Dublin came up short against a Kyle Hayes-inspired Limerick that day as the Treaty County marched on to the 2016 All-Ireland minor hurling final.
Hawkshaw started corner-back at Croke Park and while it seemed like he might opt to go down the hurling route, as soon as he began to make a name for himself in schools rugby, there was always going to be just one outcome.
A two-time Senior Cup winner with a Belvedere College team that included Hugh O'Sullivan, who made his Champions Cup debut for Leinster last weekend, Hawkshaw was marked out as someone with big potential from an early age.
Focus An excellent out-half during his school days, he has since turned his focus to inside centre, where he is likely to start for Ireland in their Six Nations opener against England in Irish Independent Park on Friday week.

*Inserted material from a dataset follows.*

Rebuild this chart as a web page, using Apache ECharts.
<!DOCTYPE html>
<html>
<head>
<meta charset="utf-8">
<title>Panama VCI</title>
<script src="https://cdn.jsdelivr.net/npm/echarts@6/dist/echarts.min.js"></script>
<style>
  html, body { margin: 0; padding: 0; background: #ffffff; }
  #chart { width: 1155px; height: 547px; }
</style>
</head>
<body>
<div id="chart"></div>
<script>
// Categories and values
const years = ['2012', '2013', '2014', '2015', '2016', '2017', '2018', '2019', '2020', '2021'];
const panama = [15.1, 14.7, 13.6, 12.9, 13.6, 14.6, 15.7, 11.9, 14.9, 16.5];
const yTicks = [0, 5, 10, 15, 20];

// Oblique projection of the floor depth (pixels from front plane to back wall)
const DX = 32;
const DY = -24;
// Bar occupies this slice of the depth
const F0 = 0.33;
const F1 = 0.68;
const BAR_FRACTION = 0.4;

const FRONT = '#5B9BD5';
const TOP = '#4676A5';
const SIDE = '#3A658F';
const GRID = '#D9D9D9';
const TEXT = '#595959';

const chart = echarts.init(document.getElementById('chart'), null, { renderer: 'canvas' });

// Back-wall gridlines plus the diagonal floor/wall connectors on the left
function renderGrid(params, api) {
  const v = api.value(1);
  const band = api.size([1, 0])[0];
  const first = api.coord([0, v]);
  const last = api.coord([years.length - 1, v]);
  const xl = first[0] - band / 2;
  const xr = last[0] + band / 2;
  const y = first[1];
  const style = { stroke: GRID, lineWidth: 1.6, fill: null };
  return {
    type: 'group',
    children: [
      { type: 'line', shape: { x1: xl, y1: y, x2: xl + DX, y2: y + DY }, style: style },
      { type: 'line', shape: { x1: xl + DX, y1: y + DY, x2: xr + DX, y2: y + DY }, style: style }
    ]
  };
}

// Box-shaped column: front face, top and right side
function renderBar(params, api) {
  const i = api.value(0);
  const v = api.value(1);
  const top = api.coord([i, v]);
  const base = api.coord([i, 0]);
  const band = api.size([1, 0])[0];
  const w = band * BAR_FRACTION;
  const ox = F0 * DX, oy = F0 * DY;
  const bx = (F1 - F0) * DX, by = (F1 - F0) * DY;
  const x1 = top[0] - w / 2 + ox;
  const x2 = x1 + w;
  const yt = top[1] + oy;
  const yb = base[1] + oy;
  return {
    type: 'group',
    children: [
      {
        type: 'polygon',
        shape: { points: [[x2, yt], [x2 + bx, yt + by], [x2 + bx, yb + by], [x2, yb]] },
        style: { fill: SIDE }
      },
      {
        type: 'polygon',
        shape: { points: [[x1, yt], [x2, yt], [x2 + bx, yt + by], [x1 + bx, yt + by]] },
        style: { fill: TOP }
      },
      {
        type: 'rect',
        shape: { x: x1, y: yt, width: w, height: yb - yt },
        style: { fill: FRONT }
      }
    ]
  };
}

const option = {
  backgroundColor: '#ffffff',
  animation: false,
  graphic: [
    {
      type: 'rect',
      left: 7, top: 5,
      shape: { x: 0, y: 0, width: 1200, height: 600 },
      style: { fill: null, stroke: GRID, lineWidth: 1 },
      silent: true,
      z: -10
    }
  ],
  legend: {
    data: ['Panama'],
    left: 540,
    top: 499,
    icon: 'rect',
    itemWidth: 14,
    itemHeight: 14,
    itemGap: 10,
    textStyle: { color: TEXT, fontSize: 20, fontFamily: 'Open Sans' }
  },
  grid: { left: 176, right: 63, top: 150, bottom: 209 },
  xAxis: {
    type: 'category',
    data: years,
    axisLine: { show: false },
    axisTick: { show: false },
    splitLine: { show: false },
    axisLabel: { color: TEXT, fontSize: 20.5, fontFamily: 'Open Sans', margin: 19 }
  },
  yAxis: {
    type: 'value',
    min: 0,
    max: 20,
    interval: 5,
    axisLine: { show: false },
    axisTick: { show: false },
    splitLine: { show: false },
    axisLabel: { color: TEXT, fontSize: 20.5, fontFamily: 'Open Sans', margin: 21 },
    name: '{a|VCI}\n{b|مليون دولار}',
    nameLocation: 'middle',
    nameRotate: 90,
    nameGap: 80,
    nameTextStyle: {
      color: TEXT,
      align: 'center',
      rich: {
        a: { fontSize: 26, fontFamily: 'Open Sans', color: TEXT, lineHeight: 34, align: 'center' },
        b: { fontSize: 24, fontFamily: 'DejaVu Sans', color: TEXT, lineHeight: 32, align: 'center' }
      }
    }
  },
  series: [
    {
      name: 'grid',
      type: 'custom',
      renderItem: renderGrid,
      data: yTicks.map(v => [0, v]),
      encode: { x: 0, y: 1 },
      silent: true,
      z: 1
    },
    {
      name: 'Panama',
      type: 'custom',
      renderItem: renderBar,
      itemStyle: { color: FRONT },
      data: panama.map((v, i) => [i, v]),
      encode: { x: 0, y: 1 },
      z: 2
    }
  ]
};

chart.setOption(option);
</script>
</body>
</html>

Like most youngsters growing up, Hawkshaw juggled several sports until it came to a point where he had to focus on one or the other. When that time eventually arrived, even at a such a young age, he was mature enough to take stock of the bigger picture.
"I would have thought of that (making a living) in making the decision," Hawkshaw admits.

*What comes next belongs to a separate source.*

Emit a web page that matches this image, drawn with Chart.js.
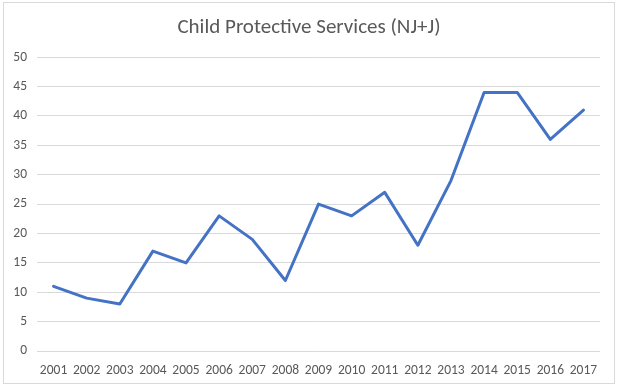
<!DOCTYPE html>
<html>
<head>
<meta charset="utf-8">
<script src="https://cdn.jsdelivr.net/npm/chart.js@4.4.1/dist/chart.umd.min.js"></script>
<style>
html,body{margin:0;padding:0;background:#fff;}
#wrap{position:absolute;left:0;top:0;width:619px;height:388px;}
</style>
</head>
<body>
<div id="wrap"><canvas id="c" width="619" height="388"></canvas></div>
<script>
const categories = ["2001","2002","2003","2004","2005","2006","2007","2008","2009","2010","2011","2012","2013","2014","2015","2016","2017"];
const seriesValues = [11, 9, 8, 17, 15, 23, 19, 12, 25, 23, 27, 18, 29, 44, 44, 36, 41];
const yTicks = [0, 5, 10, 15, 20, 25, 30, 35, 40, 45, 50];
const titleText = "Child Protective Services (NJ+J)";

const FONT = "Carlito, Calibri, 'Open Sans', sans-serif";

const borderPlugin = {
  id: 'outerBorder',
  afterLayout(chart) {
    // center the title on the full frame rather than the padded area
    if (chart.titleBlock) {
      chart.titleBlock.left = 0;
      chart.titleBlock.right = chart.width - 1;
    }
  },
  beforeDraw(chart) {
    const ctx = chart.ctx;
    ctx.save();
    ctx.fillStyle = '#ffffff';
    ctx.fillRect(0, 0, chart.width, chart.height);
    ctx.strokeStyle = '#d9d9d9';
    ctx.lineWidth = 1;
    ctx.strokeRect(3.5, 2.5, 611, 381);
    ctx.restore();
  }
};

new Chart(document.getElementById('c'), {
  type: 'line',
  data: {
    labels: categories,
    datasets: [{
      data: seriesValues,
      borderColor: '#4472C4',
      borderWidth: 3,
      pointRadius: 0,
      pointHoverRadius: 0,
      fill: false,
      tension: 0,
      borderCapStyle: 'round',
      borderJoinStyle: 'round'
    }]
  },
  options: {
    responsive: false,
    animation: false,
    devicePixelRatio: 1,
    layout: { padding: { left: 0, right: 19, top: 0, bottom: 0 } },
    plugins: {
      legend: { display: false },
      tooltip: { enabled: false },
      title: {
        display: true,
        text: titleText,
        color: '#595959',
        font: { family: FONT, size: 21, weight: 'normal' },
        padding: { top: 15, bottom: 17 }
      }
    },
    scales: {
      x: {
        offset: true,
        grid: { display: false },
        border: { display: false },
        ticks: {
          color: '#595959',
          font: { family: FONT, size: 13.5 },
          padding: 4,
          maxRotation: 0,
          autoSkip: false
        },
        afterFit(scale) { scale.height = 37; }
      },
      y: {
        min: 0,
        max: 50,
        afterBuildTicks(scale) { scale.ticks = yTicks.map(v => ({ value: v })); },
        grid: { color: '#d9d9d9', lineWidth: 1, drawTicks: false },
        border: { display: false },
        ticks: {
          color: '#595959',
          font: { family: FONT, size: 13.5 },
          padding: 10
        },
        afterFit(scale) { scale.width = 37; }
      }
    }
  },
  plugins: [borderPlugin]
});
</script>
</body>
</html>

"It was hard to let go of the hurling as well but at the end of the day the decision had to made.
"I played a bit with St Brigid's and was lucky enough to be selected with the Dublin minors as well. I have stopped playing it now.
"I played a championship game October two years ago against Cuala in a championship quarter-final, which we unfortunately lost by four points.
"I think I came on in midfield. I was on David Treacy for a bit but I was taken off him pretty swiftly. He was doing a job on me.
"It was tough but I was passionate and I loved both sports.
"I had a few of the GAA coaches to thank a lot, the likes of Keith Barr, Johnny McGuirk, two past Dublin players, they put a lot of work into me in previous years and that helped me a lot with the rugby.
"It was busy enough but I loved it. It was very easy to go to the sessions and play games when you were enjoying going to them. The body would have been a bit sore by the end of the week."
Having taken up rugby at under-age level with Coolmine RFC, Hawkshaw quickly moved through the ranks in Belvedere before he went on to play for Clontarf in the All-Ireland League and with Leinster in the Celtic Cup.
Combining the skills required for both sports has helped his development, as he explains: "Little things like movement, the pace off the mark, little things like that. The aggression would be a big thing. I would like to say I have a bit in me.
"I think it was more, you are playing different games and you are learning a lot the whole way. It was more of learning process for me for playing the both of them especially in the later years.
"Rugby was always something that I loved playing since my first few days down in Coolmine. It was something that I always loved.
"Watching my older brother, he is a few years ahead of me now, in Belvedere. It was something that I was always very passionate about and always something I wanted to give my best shot in."
Hawkshaw's aim now is to impress enough for Ireland during the Six Nations that he will follow his former schoolmate O'Sullivan into the senior ranks at Leinster.
"Hugh is different class in a way in that he is always someone I would have looked up to since he came into first year once I got to know him," he adds.
"His attitude to the game and the way he conducts himself is just top class.
"He deserves it; he's been absolutely flying this year and had a great year last year with the 20s. There is always someone there that you want to chase and I'm just delighted to see him up there."